[Note: This entry started out as a series of coments over on Evil Science Chick's blog. Check her out -- she rocks.]
Personally, if I want to watch a movie that makes me reflect on Jesus' life and death give me "The Last Temptation of Christ" anyday. Now, that said, a couple of opinions/observations. Let me just start by saying that I, in no uncertain terms, think The Passion of the Christ is overrated. To say the least. A perfect example of buzz coinciding with the current religio-vogue, resulting in a runaway blockbuster sprouting from what is, essentially, a skillfully made, artsy, subtitled, religious grindhouse film.
If Rob Zombie got religion, he'd make the same fuckin' movie.
Some folks claim that this brutally violent and astonishing bloody film is simply Mel Gibson's story of Christ as reflected by these modern, ultra-violent times. Sorry -- that's horse shit. "The Passion of the Christ" is really nothing new, as far as drama goes, nor as far as explicitly violent and gruesome content go. Gibson just revived an outmoded dramatic form for modern viewers, and hired wonderful cinematogrpahers and art directors to bring it to the screen.
Exceptionally gory passion plays were a long-standing tradition for hundreds of years, from the middle ages up until I believe the 1800s in parts of Europe. While ones depicting the crucifixion were typically only performed during the Lenten season, outrageously "grand guignol" style "deaths of the saints and martyrs" dramas were terribly popular for a VERY long time. This was partly due to clerical opposition to theatrical productions that weren't explictly theologically-oriented (so theater owners would have to stage them in order to keep business going), but also because the audiences were often familiar with the content and would get excited by the opportunity to see a staging of some ghastly death or other.
Many of the productions used to get waste and scraps from the local charnel houses for use in the productions. The stages would be piled with the innards of all sorts of animals and dripping with buckets of blood. It's the most basic of sensationalist theater, and was very popular with the lower classes and the poor for obvious reasons (pure spectacle, not much in the way of intellectualism, purely visceral/emotional appeal), although the "upper crust" were certainly happy to go slumming and take in one on occasion.
Now, as far as people saying that "the passion," as a Christian tradition, is specifically concerned with the suffering and death of Christ, and therefore Gibson was simply adhering to these traditions, well, OK. Sure. "The passion" is about the crucifixion, not the totality of Christ's purpose. But that's also my primary critique of the film's content (and of passion plays in general). They shoot really low, aim for the lowest common religious denominator, and run with it. They focus attention purely on the part of the story that inspires anger, fear, outrage, disgust, pity, etc. -- base emotional responses -- without addressing the higher purposes that are fulfiled by the crucifixion. Emotionally and viscerally engaging, but theologically hollow. I've always had a problem with people who have tremendous resources at their disposal not attempting to do something new, challenging, significant with them.

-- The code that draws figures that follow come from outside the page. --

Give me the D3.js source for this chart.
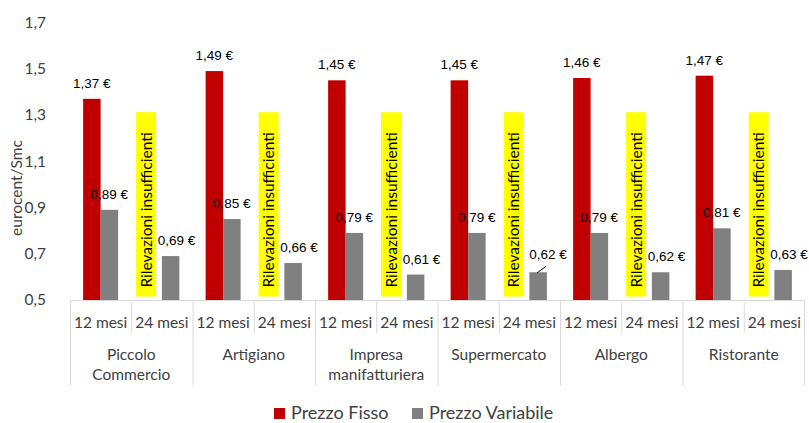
<!DOCTYPE html>
<html><head><meta charset="utf-8">
<script src="https://cdn.jsdelivr.net/npm/d3@7"></script>
<style>body{margin:0;background:#fff}svg{display:block}</style>
</head><body><svg id="c" width="809" height="423"></svg>
<script>
// ---- data ----
const groups = ["Piccolo\nCommercio", "Artigiano", "Impresa\nmanifatturiera", "Supermercato", "Albergo", "Ristorante"];
const periods = ["12 mesi", "24 mesi"];
const series = ["Prezzo Fisso", "Prezzo Variabile"];
const fisso12 = [1.37, 1.49, 1.45, 1.45, 1.46, 1.47];
const fisso24 = [null, null, null, null, null, null];
const variabile12 = [0.89, 0.85, 0.79, 0.79, 0.79, 0.81];
const variabile24 = [0.69, 0.66, 0.61, 0.62, 0.62, 0.63];
const yTicks = [0.5, 0.7, 0.9, 1.1, 1.3, 1.5, 1.7];
const yTitle = "eurocent/Smc";
const noteText = "Rilevazioni insufficienti";
const noteRange = [0.515, 1.312];

const colors = {"Prezzo Fisso": "#c00000", "Prezzo Variabile": "#808080"};
const fmt = v => d3.format(".2f")(v).replace(".", ",") + " €";

const svg = d3.select("#c");
const L = 70, R = 805, T = 22.5, B = 300;
const y = d3.scaleLinear().domain([0.5, 1.7]).range([B, T]);
const xg = d3.scaleBand().domain(groups).range([L, R]);
const xp = d3.scaleBand().domain(periods).range([0, xg.bandwidth()]);
const xs = d3.scaleBand().domain(series).range([0, xp.bandwidth()]).paddingInner(0).paddingOuter(0.75);

const rows = [];
groups.forEach((g, i) => {
  rows.push({g, p: "12 mesi", s: "Prezzo Fisso", v: fisso12[i]});
  rows.push({g, p: "12 mesi", s: "Prezzo Variabile", v: variabile12[i]});
  rows.push({g, p: "24 mesi", s: "Prezzo Fisso", v: fisso24[i]});
  rows.push({g, p: "24 mesi", s: "Prezzo Variabile", v: variabile24[i]});
});
const bx = d => xg(d.g) + xp(d.p) + xs(d.s);
const FONT = "Lato, 'Open Sans', sans-serif";

// y axis (labels only)
const yAxis = svg.append("g").attr("transform", `translate(${L},0)`)
  .call(d3.axisLeft(y).tickValues(yTicks).tickSize(0).tickPadding(24)
    .tickFormat(v => d3.format(".1f")(v).replace(".", ",")));
yAxis.select(".domain").remove();
yAxis.selectAll("text").attr("font-family", FONT).attr("font-size", 15.5).attr("fill", "#404040");
svg.append("text").attr("transform", `translate(22,188) rotate(-90)`)
  .attr("text-anchor", "middle").attr("font-family", FONT).attr("font-size", 15.5)
  .attr("fill", "#404040").text(yTitle);

// bars
const valid = rows.filter(d => d.v != null);
svg.append("g").selectAll("rect").data(valid).join("rect")
  .attr("x", bx).attr("width", xs.bandwidth())
  .attr("y", d => y(d.v)).attr("height", d => y(0.5) - y(d.v))
  .attr("fill", d => colors[d.s]);

// "insufficient" notes
const missing = rows.filter(d => d.v == null);
const noteW = 20;
const ng = svg.append("g").selectAll("g").data(missing).join("g")
  .attr("transform", d => `translate(${bx(d) + xs.bandwidth() / 2 - 7 - noteW / 2},0)`);
ng.append("rect").attr("x", 0).attr("width", noteW)
  .attr("y", y(noteRange[1])).attr("height", y(noteRange[0]) - y(noteRange[1])).attr("fill", "#ffff00");
ng.append("text").attr("transform", `translate(${noteW / 2 + 5.5},${y(noteRange[0]) - 9}) rotate(-90)`)
  .attr("font-family", FONT).attr("font-size", 15.5).attr("fill", "#000")
  .text(noteText);

// value labels (layout nudges)
const nudge = {"Supermercato|24 mesi|Prezzo Variabile": [10, -2]};
const pNudge = {"12 mesi": 0, "24 mesi": 6};
const lbl = svg.append("g");
valid.forEach(d => {
  const key = `${d.g}|${d.p}|${d.s}`;
  let dx = d.s === "Prezzo Fisso" ? 0 : pNudge[d.p];
  let dy = 0;
  if (nudge[key]) { dx = nudge[key][0]; dy = nudge[key][1]; }
  const cx = bx(d) + xs.bandwidth() / 2;
  lbl.append("text").attr("x", cx + dx).attr("y", y(d.v) - 11 + dy)
    .attr("text-anchor", "middle").attr("font-family", "'Liberation Sans', Arial, sans-serif")
    .attr("font-size", 13.5).attr("fill", "#000").text(fmt(d.v));
  if (nudge[key]) {
    lbl.append("line").attr("x1", cx - 1).attr("y1", y(d.v) + 0.5)
      .attr("x2", cx + 8).attr("y2", y(d.v) - 6).attr("stroke", "#000").attr("stroke-width", 1);
  }
});

// x axis (two levels)
const ax = svg.append("g").attr("stroke", "#d9d9d9").attr("stroke-width", 1);
ax.append("line").attr("x1", L).attr("x2", R).attr("y1", B + 0.5).attr("y2", B + 0.5);
groups.forEach(g => {
  ax.append("line").attr("x1", xg(g) + 0.5).attr("x2", xg(g) + 0.5).attr("y1", B).attr("y2", 385);
  ax.append("line").attr("x1", xg(g) + xp("24 mesi") + 0.5).attr("x2", xg(g) + xp("24 mesi") + 0.5).attr("y1", B).attr("y2", 333);
});
ax.append("line").attr("x1", R - 0.5).attr("x2", R - 0.5).attr("y1", B).attr("y2", 385);

const xt = svg.append("g").attr("font-family", FONT).attr("fill", "#404040").attr("text-anchor", "middle");
groups.forEach(g => {
  periods.forEach(p => {
    xt.append("text").attr("x", xg(g) + xp(p) + xp.bandwidth() / 2).attr("y", 328)
      .attr("font-size", 15.5).text(p);
  });
  const lines = g.split("\n");
  lines.forEach((t, i) => {
    xt.append("text").attr("x", xg(g) + xg.bandwidth() / 2).attr("y", 360 + i * 19.5)
      .attr("font-size", 15.5).text(t);
  });
});

// legend
const leg = svg.append("g").attr("font-family", FONT);
const legX = [274, 412];
series.forEach((s, i) => {
  leg.append("rect").attr("x", legX[i]).attr("y", 408).attr("width", 11).attr("height", 11).attr("fill", colors[s]);
  leg.append("text").attr("x", legX[i] + 17).attr("y", 419).attr("font-size", 18).attr("fill", "#404040").text(s);
});
</script></body></html>
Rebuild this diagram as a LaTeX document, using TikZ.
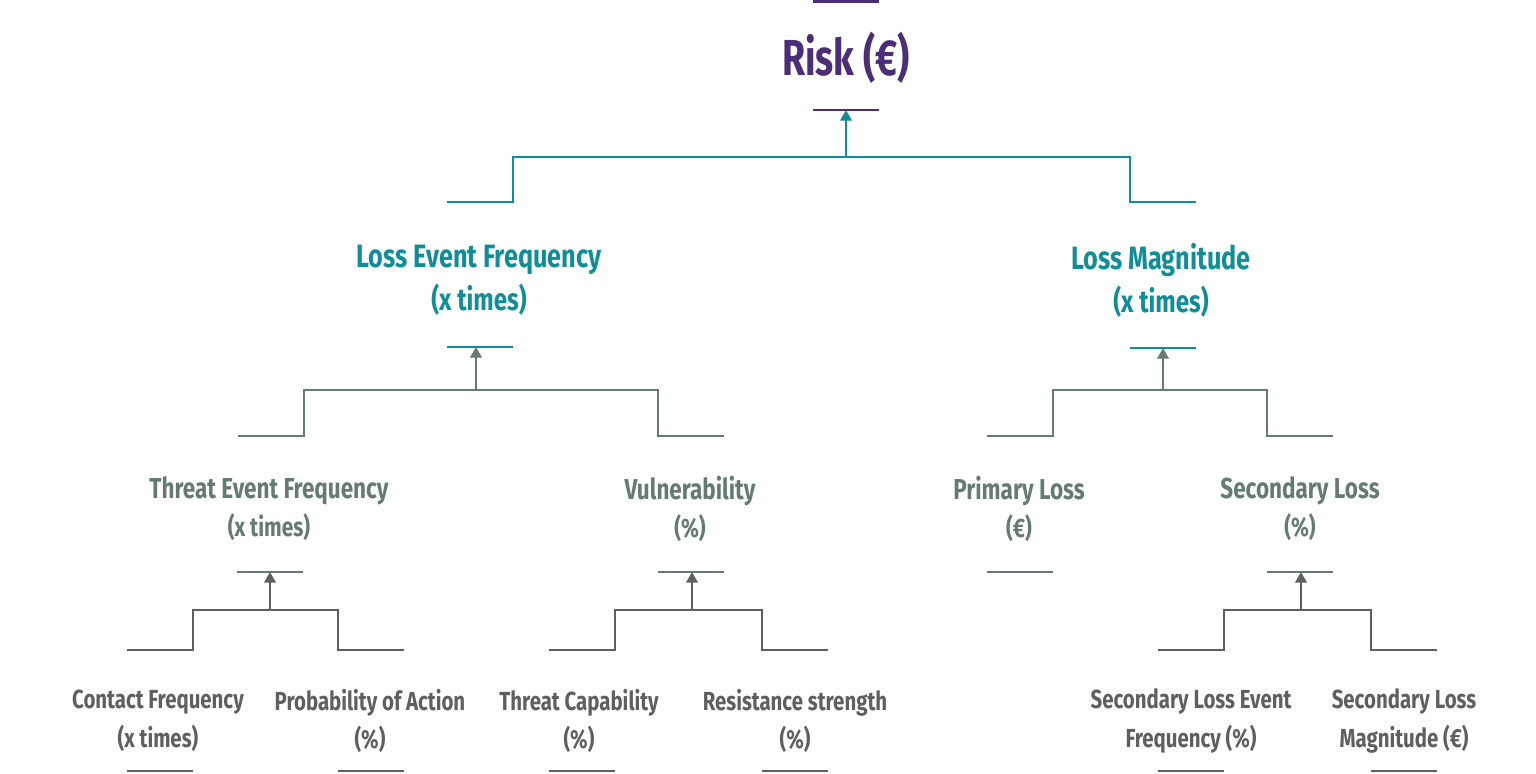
\documentclass[tikz,border=0pt]{standalone}
\usepackage{fontspec}
\setmainfont{Fira Sans}[FakeStretch=0.78]
\newfontfamily\riskfont{Fira Sans}[FakeStretch=0.74]
\usepackage{xcolor}
\usetikzlibrary{arrows.meta,calc}
\definecolor{riskpurple}{RGB}{75,45,120}
\definecolor{accent}{RGB}{16,142,152}
\definecolor{sage}{RGB}{100,122,114}
\definecolor{slate}{RGB}{95,95,95}
\newcommand{\mainhead}{\fontsize{23}{30.5}\selectfont}
\newcommand{\subhead}{\fontsize{20.5}{27}\selectfont}

\begin{document}
\begin{tikzpicture}[x=0.025cm,y=-0.025cm,
        risk node/.style={inner sep=0pt,text=riskpurple,font=\riskfont\fontsize{36}{40}\selectfont\bfseries},
        main node/.style={inner sep=0pt,align=center,text=accent,font=\fontsize{22}{30.5}\selectfont\bfseries},
        sub node/.style={inner sep=0pt,align=center,text=sage,font=\fontsize{19}{27}\selectfont\bfseries},
        leaf node/.style={inner sep=0pt,align=center,text=slate,font=\fontsize{18.6}{27.6}\selectfont\bfseries},
        bar spot/.style={inner sep=0pt,outer sep=0pt,minimum width=1.65cm,minimum height=0pt},
        line/.style={line width=1.9pt},
        tip/.style={-{Triangle[length=7.5pt,width=8pt]}}
      ]
      \useasboundingbox (0,0) rectangle (1536,774);

      % labels
      \node[risk node] (risk) at (846,58)   {Risk (€)};
      \node[main node] (lef)  at (479,280)  {{\mainhead Loss Event Frequency}\\(x times)};
      \node[main node] (lm)   at (1161,280) {{\mainhead Loss Magnitude}\\(x times)};
      \node[sub node]  (tef)  at (269,509)  {{\subhead Threat Event Frequency}\\(x times)};
      \node[sub node]  (vuln) at (690,509)  {{\subhead Vulnerability}\\(\%)};
      \node[sub node]  (pl)   at (1019,509) {{\subhead Primary Loss}\\(€)};
      \node[sub node]  (sl)   at (1300,509) {{\subhead Secondary Loss}\\(\%)};
      \node[leaf node] (cf)   at (158,721)  {Contact Frequency\\(x times)};
      \node[leaf node] (poa)  at (370,721)  {Probability of Action\\(\%)};
      \node[leaf node] (tc)   at (579,721)  {Threat Capability\\(\%)};
      \node[leaf node] (rs)   at (795,721)  {Resistance strength\\(\%)};
      \node[leaf node] (slef) at (1191,721) {Secondary Loss Event\\Frequency (\%)};
      \node[leaf node] (slm)  at (1404,721) {Secondary Loss\\Magnitude (€)};

      % bars above the labels
      \node[bar spot] (risk-t) at (846,1.5)  {};
      \node[bar spot] (lef-t)  at (480,202)  {};
      \node[bar spot] (lm-t)   at (1163,202) {};
      \node[bar spot] (tef-t)  at (271,436)  {};
      \node[bar spot] (vuln-t) at (691,436)  {};
      \node[bar spot] (pl-t)   at (1020,436) {};
      \node[bar spot] (sl-t)   at (1300,436) {};
      \node[bar spot] (cf-t)   at (160,650)  {};
      \node[bar spot] (poa-t)  at (371,650)  {};
      \node[bar spot] (tc-t)   at (582,650)  {};
      \node[bar spot] (rs-t)   at (795,650)  {};
      \node[bar spot] (slef-t) at (1191,650) {};
      \node[bar spot] (slm-t)  at (1404,650) {};

      % bars under the labels
      \node[bar spot] (risk-u) at (846,110)  {};
      \node[bar spot] (lef-u)  at (480,347)  {};
      \node[bar spot] (lm-u)   at (1163,348) {};
      \node[bar spot] (tef-u)  at (270,572)  {};
      \node[bar spot] (vuln-u) at (691,572)  {};
      \node[bar spot] (pl-u)   at (1020,572) {};
      \node[bar spot] (sl-u)   at (1300,572) {};
      \node[bar spot] (cf-u)   at (160,771)  {};
      \node[bar spot] (poa-u)  at (371,771)  {};
      \node[bar spot] (tc-u)   at (582,771)  {};
      \node[bar spot] (rs-u)   at (795,771)  {};
      \node[bar spot] (slef-u) at (1191,771) {};
      \node[bar spot] (slm-u)  at (1404,771) {};

      % junctions
      \coordinate (risk-j) at (846,157);
      \coordinate (lef-j)  at (476,390);
      \coordinate (lm-j)   at (1163,390);
      \coordinate (tef-j)  at (270,610);
      \coordinate (vuln-j) at (692,610);
      \coordinate (sl-j)   at (1301,610);

      \path[line,draw=riskpurple]
        (risk-t.west) edge (risk-t.east)
        (risk-u.west) edge (risk-u.east);
      \path[line,draw=accent]
        (lef-u.west) edge (lef-u.east)
        (lm-u.west) edge (lm-u.east);
      \path[line,draw=sage]
        (tef-u.west) edge (tef-u.east)
        (vuln-u.west) edge (vuln-u.east)
        (pl-u.west) edge (pl-u.east)
        (sl-u.west) edge (sl-u.east);
      \path[line,draw=slate]
        (cf-u.west) edge (cf-u.east)
        (poa-u.west) edge (poa-u.east)
        (tc-u.west) edge (tc-u.east)
        (rs-u.west) edge (rs-u.east)
        (slef-u.west) edge (slef-u.east)
        (slm-u.west) edge (slm-u.east);

      % step connectors
      \draw[line,accent] (lef-t.west) -- (lef-t.east) |- (risk-j) -| (lm-t.west) -- (lm-t.east);
      \draw[line,accent,tip] (risk-j) -- (risk-j |- risk-u);
      \draw[line,sage] (tef-t.west) -- (tef-t.east) |- (lef-j) -| (vuln-t.west) -- (vuln-t.east);
      \draw[line,sage,tip] (lef-j) -- (lef-j |- lef-u);
      \draw[line,sage] (pl-t.west) -- (pl-t.east) |- (lm-j) -| (sl-t.west) -- (sl-t.east);
      \draw[line,sage,tip] (lm-j) -- (lm-j |- lm-u);
      \draw[line,slate] (cf-t.west) -- (cf-t.east) |- (tef-j) -| (poa-t.west) -- (poa-t.east);
      \draw[line,slate,tip] (tef-j) -- (tef-j |- tef-u);
      \draw[line,slate] (tc-t.west) -- (tc-t.east) |- (vuln-j) -| (rs-t.west) -- (rs-t.east);
      \draw[line,slate,tip] (vuln-j) -- (vuln-j |- vuln-u);
      \draw[line,slate] (slef-t.west) -- (slef-t.east) |- (sl-j) -| (slm-t.west) -- (slm-t.east);
      \draw[line,slate,tip] (sl-j) -- (sl-j |- sl-u);
    \end{tikzpicture}
\end{document}
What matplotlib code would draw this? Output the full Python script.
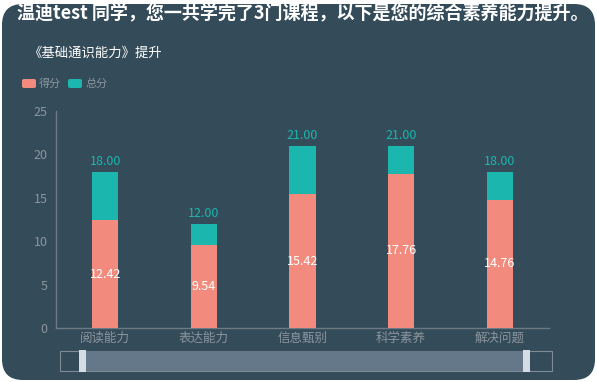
import matplotlib.pyplot as plt
from matplotlib.patches import FancyBboxPatch, Rectangle

plt.rcParams['font.family'] = ['Noto Sans CJK SC', 'DejaVu Sans']

categories = ["阅读能力", "表达能力", "信息甄别", "科学素养", "解决问题"]
scores = [12.42, 9.54, 15.42, 17.76, 14.76]
totals = [18, 12, 21, 21, 18]
title = "温迪test 同学，您一共学完了3门课程，以下是您的综合素养能力提升。"
subtitle = "《基础通识能力》提升"

BG = "#344b59"
SALMON = "#f28b7d"
TEAL = "#1bb6ae"
GREY = "#8b969e"

W, H = 597, 382
fig = plt.figure(figsize=(W / 100, H / 100), dpi=100)
fig.patch.set_facecolor("white")


def fx(px):
    return px / W


def fy(py):
    return 1 - py / H


# rounded dark panel
fig.patches.append(FancyBboxPatch((fx(2), fy(380)), fx(593), 376 / H,
                                  boxstyle="round,pad=0,rounding_size=0.035",
                                  transform=fig.transFigure, facecolor=BG,
                                  edgecolor="none", mutation_aspect=W / H,
                                  zorder=-5))

fig.text(fx(17), fy(14), title, color="white", fontsize=13,
         fontweight="bold", va="center", ha="left")
fig.text(fx(29), fy(53), subtitle, color="white", fontsize=9.6,
         va="center", ha="left")

# legend
for x0, label, col in [(22, "得分", SALMON), (68, "总分", TEAL)]:
    fig.patches.append(FancyBboxPatch((fx(x0), fy(88)), fx(14), 9 / H,
                                      boxstyle="round,pad=0,rounding_size=0.004",
                                      transform=fig.transFigure, facecolor=col,
                                      edgecolor="none"))
    fig.text(fx(x0 + 17), fy(83.5), label, color=GREY, fontsize=8,
             va="center", ha="left")

ax = fig.add_axes([fx(56), fy(328), fx(493), (328 - 111) / H])
ax.set_zorder(2)
ax.set_facecolor("none")
x = range(len(categories))
ax.bar(x, totals, width=0.265, color=TEAL, zorder=2)
ax.bar(x, scores, width=0.265, color=SALMON, zorder=3)
for i, (s, t) in enumerate(zip(scores, totals)):
    ax.text(i, t + 0.4, f"{t:.2f}", color=TEAL, fontsize=9,
            ha="center", va="bottom", zorder=4)
    ax.text(i, s / 2, f"{s:.2f}", color="white", fontsize=9,
            fontweight="medium", ha="center", va="center", zorder=4)

ax.set_xlim(-0.5, len(categories) - 0.5)
ax.set_ylim(0, 25)
ax.set_yticks([0, 5, 10, 15, 20, 25])
ax.set_xticks(list(x))
ax.set_xticklabels(categories)
ax.tick_params(axis="both", length=0, colors=GREY, labelsize=9)
ax.tick_params(axis="y", pad=6)
ax.tick_params(axis="x", pad=3)
for side in ["top", "right"]:
    ax.spines[side].set_visible(False)
for side in ["left", "bottom"]:
    ax.spines[side].set_color("#6c7a84")
    ax.spines[side].set_linewidth(1)

# data zoom slider
fig.patches.append(Rectangle((fx(60), fy(371)), fx(492), 20 / H,
                             transform=fig.transFigure, facecolor="none",
                             edgecolor="#7d8b95", linewidth=0.8))
fig.patches.append(Rectangle((fx(82), fy(371)), fx(445), 20 / H,
                             transform=fig.transFigure, facecolor="#65788a",
                             edgecolor="none"))
for hx in [79, 523]:
    fig.patches.append(Rectangle((fx(hx), fy(372)), fx(7), 22 / H,
                                 transform=fig.transFigure, facecolor="#d4dde5",
                                 edgecolor="none"))

fig.savefig("out.png", dpi=100, facecolor=fig.get_facecolor())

It's the same problem I have with George Fucking Lucas and his crappy new Star Wars films. All that money, and that's the best you can do? Lucas recycles B-grade, Flash Gordon style sci-fi narrative, and Gibson recycles archaic religious theatrical tracts. Both lob a bunch of cash at them to make them look great. The end results are serviceable and full of technical and artistic achievement, but ... dramatically? Has something new been created? Has something about us, about what we think and why we think it, or (in Gibson's case) about what we believe and why, been illuminated? Nuh uh.
To put it in a less religion-oriented context, imagine watching explicitly gory footage of a motorcycle crash. You get to see, in close-up and slo-mo, as the victim's head in caved in by a tree or wall or something. Then, graphic footage of his organs being surgically removed from his body, one after another, for two hours, at which point he finally convulses, coughs up copious amounts of blood, and dies. Nasty, right? Stop at this point, and it's just repulsive and exploitative.
But if you place it in the context of his organs then being used to save the lives of a bunch of people who would have died without those organs, his suffering and death attain meaning. Context is everything, PARTICULARLY in the story of Christ.
Ultimately, that's why I feel like "Passion of the Christ" is little more than a slasher film for the WWJD set. The context of Christ's sacrifice is ultimately far more significant than Gibson's Jerusalem: CSI-style portrayal of his betrayal, torture, and death, and yet he chose to ignore the message and the meaning in preference to the bloody spectacle.